The Woman who Broke Men's and Women's Records
You may never have heard of this woman, unless you are British
aged 50 plus, or a cycling enthusiast. She raced in all forms of
cycle racing, but her speciality was in time trialing. In British
cycling this is where you cycle against the clock travelling half
the distance one way and the other distance in the opposite
direction to offset the effects of wind and hills. In this event,
she was totally dominant over any woman and regularly beat the
leading male proponents.
An Incredible Victory
Famously in 1967 she overtook Mike McNamara, the eventual winner
of the Men's race after starting one minute later! McNamara broke
the men's British record in this race and she had beaten him! The
event, by the way, was the 12 hour time trial. Essentially,
whoever cycles the most in 12 hours wins. Beryl had managed to
chalk up 277.25 miles, at an average speed of over 23.1 m.p.h.
This record wasn't broken by a man for 2 years and has still not
be broken by any woman. That is a record which has lasted 45
years! Very few records last that long-by way of example, the
oldest men's world record in track and field is 26 years set by
Jürgen Schult in 1986. Changes in Sports science, nutrition and
technology, particularly in cycling have been great since 1967.
She also set over 50 new national records at 10, 15, 25, 30, 50
and 100-mile distances; her 10, 25 and 50-mile records each lasted
20 years before being broken, her 100-mile record lasted 28 years.

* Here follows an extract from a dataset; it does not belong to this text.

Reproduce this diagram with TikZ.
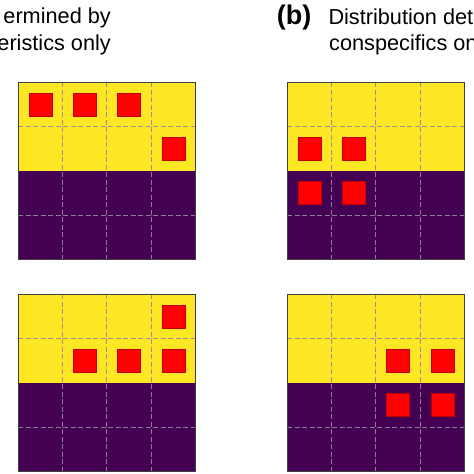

As well as time-trialling, she was also the women’s world road
race championship in 1960 and 1967. On the track she was the
individual pursuit world champion five times (1959, 1960, 1962,
1963 and 1966). Women's cycling was not introduced until she
reached the age of 47. She would undoubtedly have gained many gold
medals if this had occurred when she was still young.
Beryl Burton always remained an amateur, despite being offered
professional contracts. She was steadfastly working-class,
spending her days in the fields as a farm labourer, often doing 12
hour shifts followed by 40 mile training runs on her bike.
Unfortunately, she had a chronic medical condition, having
contracted rheumatic fever at the age of 12. Doctors had told her
to not over exert herself! Sadly, the condition finally overcame
her. Whilst out on her bike delivering invitations for her 59th
birthday party she collapsed and died.
Beryl Burton, a true working-class hero, I salute you!